### THE PROBLEM
Write out again, exactly as they appear, the lines from the line with "Clone this chart in seaborn and matplotlib." through the line with "plt.rcParams['font.family'] = ['Noto". Do not include any pictures.

Rows from a dataset
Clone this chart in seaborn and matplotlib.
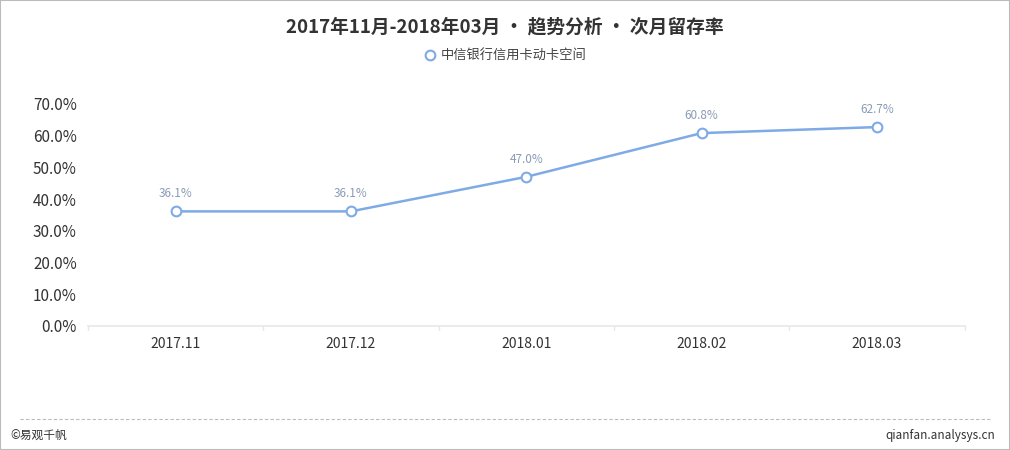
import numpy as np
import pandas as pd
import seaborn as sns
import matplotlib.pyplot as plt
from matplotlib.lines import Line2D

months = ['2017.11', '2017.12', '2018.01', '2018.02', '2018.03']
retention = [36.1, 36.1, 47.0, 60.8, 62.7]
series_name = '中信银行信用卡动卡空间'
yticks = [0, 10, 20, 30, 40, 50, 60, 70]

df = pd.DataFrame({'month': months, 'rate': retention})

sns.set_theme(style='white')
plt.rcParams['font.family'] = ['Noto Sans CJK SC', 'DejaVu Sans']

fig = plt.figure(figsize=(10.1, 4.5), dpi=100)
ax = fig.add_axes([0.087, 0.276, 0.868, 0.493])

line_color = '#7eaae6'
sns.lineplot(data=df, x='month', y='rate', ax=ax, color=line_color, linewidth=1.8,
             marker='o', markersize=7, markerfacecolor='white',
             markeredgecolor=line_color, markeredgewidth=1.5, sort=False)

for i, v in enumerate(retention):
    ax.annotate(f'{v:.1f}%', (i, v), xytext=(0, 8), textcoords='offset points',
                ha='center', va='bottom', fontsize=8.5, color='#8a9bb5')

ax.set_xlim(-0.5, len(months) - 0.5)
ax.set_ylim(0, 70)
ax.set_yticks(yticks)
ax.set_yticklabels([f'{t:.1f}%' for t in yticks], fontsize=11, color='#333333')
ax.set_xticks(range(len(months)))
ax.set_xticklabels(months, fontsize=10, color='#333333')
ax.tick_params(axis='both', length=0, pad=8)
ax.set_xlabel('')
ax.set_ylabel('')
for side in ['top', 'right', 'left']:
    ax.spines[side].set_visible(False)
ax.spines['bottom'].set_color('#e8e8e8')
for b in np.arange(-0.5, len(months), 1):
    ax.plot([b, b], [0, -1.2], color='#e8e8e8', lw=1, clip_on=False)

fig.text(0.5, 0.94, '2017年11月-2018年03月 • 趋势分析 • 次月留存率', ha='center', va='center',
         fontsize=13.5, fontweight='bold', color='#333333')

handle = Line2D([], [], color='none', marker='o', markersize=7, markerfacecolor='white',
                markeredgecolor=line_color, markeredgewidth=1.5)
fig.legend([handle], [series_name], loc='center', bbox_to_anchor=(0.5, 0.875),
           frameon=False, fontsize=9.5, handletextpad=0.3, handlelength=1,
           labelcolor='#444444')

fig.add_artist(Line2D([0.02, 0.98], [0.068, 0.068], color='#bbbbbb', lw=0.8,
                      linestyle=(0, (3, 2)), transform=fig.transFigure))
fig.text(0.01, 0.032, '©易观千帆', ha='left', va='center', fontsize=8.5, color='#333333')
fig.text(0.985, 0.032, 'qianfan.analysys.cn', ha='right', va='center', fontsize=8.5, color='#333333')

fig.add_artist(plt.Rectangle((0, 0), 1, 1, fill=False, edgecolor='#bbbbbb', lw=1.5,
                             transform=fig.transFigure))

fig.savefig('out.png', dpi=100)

...

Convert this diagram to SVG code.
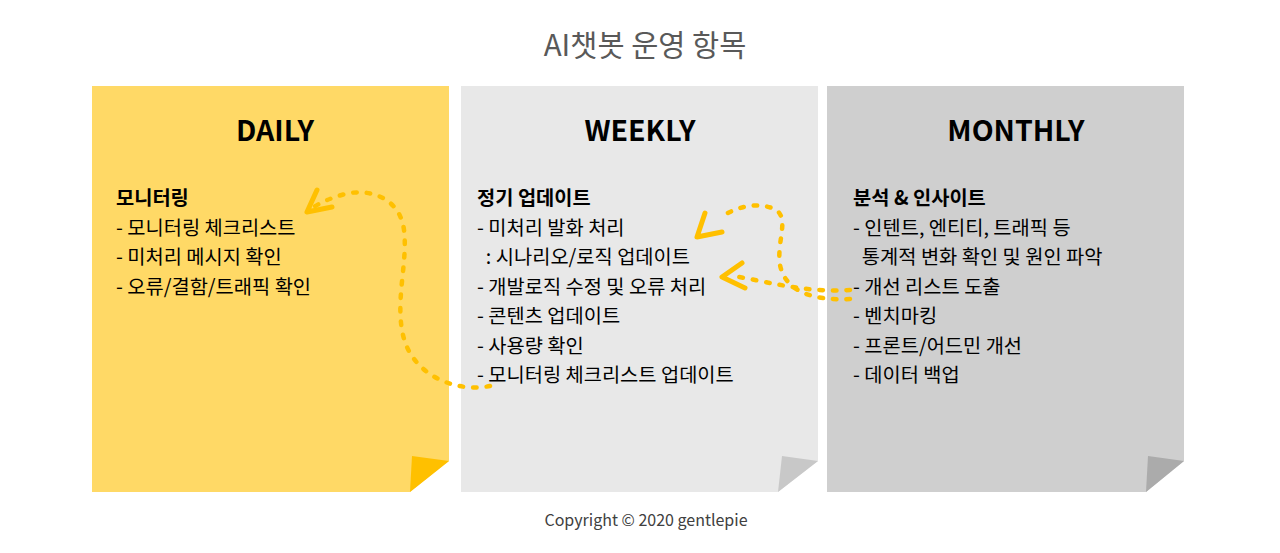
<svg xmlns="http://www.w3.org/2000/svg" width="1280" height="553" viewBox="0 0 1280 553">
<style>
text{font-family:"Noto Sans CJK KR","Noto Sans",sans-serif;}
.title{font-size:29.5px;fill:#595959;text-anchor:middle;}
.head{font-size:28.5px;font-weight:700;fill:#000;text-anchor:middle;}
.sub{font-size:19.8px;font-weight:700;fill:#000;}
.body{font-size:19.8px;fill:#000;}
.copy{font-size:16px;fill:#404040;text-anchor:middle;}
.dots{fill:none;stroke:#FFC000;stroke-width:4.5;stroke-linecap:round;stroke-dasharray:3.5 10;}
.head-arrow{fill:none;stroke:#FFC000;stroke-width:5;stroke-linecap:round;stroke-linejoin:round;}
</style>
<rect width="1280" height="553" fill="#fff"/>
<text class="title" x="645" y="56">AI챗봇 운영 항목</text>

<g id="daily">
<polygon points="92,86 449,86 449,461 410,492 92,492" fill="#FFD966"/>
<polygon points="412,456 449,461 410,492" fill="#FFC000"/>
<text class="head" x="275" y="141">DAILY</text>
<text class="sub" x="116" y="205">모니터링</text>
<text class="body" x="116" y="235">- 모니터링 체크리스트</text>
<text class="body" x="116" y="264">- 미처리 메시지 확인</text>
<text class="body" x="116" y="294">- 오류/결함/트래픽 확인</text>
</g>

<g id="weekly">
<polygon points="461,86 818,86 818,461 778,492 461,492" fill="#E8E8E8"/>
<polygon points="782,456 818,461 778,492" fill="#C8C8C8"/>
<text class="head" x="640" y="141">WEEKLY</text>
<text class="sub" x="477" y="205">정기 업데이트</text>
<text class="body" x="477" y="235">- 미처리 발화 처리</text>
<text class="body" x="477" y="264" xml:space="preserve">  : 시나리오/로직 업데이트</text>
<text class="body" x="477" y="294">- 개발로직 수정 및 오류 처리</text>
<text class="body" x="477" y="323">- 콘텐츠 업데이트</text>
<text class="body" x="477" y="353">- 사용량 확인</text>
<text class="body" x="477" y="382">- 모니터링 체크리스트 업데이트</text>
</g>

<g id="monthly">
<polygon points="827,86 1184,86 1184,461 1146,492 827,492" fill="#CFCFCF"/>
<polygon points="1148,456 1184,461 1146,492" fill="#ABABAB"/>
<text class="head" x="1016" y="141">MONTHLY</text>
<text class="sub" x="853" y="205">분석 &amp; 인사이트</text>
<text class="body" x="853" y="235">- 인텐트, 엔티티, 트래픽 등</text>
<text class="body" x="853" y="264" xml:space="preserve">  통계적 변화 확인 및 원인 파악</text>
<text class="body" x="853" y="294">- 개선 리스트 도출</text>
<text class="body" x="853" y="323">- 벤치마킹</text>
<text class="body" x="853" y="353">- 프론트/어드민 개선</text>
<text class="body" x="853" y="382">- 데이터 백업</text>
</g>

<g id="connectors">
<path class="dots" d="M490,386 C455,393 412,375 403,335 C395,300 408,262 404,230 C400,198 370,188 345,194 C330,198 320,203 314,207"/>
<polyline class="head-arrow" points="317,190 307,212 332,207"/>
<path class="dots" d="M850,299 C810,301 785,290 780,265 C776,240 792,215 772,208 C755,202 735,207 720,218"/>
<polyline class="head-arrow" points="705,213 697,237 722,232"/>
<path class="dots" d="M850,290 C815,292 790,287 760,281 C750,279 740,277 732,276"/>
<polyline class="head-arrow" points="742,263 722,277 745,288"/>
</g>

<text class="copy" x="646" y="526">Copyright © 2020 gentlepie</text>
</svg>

### OUTPUT FOR THIS TASK
Clone this chart in seaborn and matplotlib.
import numpy as np
import pandas as pd
import seaborn as sns
import matplotlib.pyplot as plt
from matplotlib.lines import Line2D

months = ['2017.11', '2017.12', '2018.01', '2018.02', '2018.03']
retention = [36.1, 36.1, 47.0, 60.8, 62.7]
series_name = '中信银行信用卡动卡空间'
yticks = [0, 10, 20, 30, 40, 50, 60, 70]

df = pd.DataFrame({'month': months, 'rate': retention})

sns.set_theme(style='white')
plt.rcParams['font.family'] = ['Noto Sans CJK SC', 'DejaVu Sans']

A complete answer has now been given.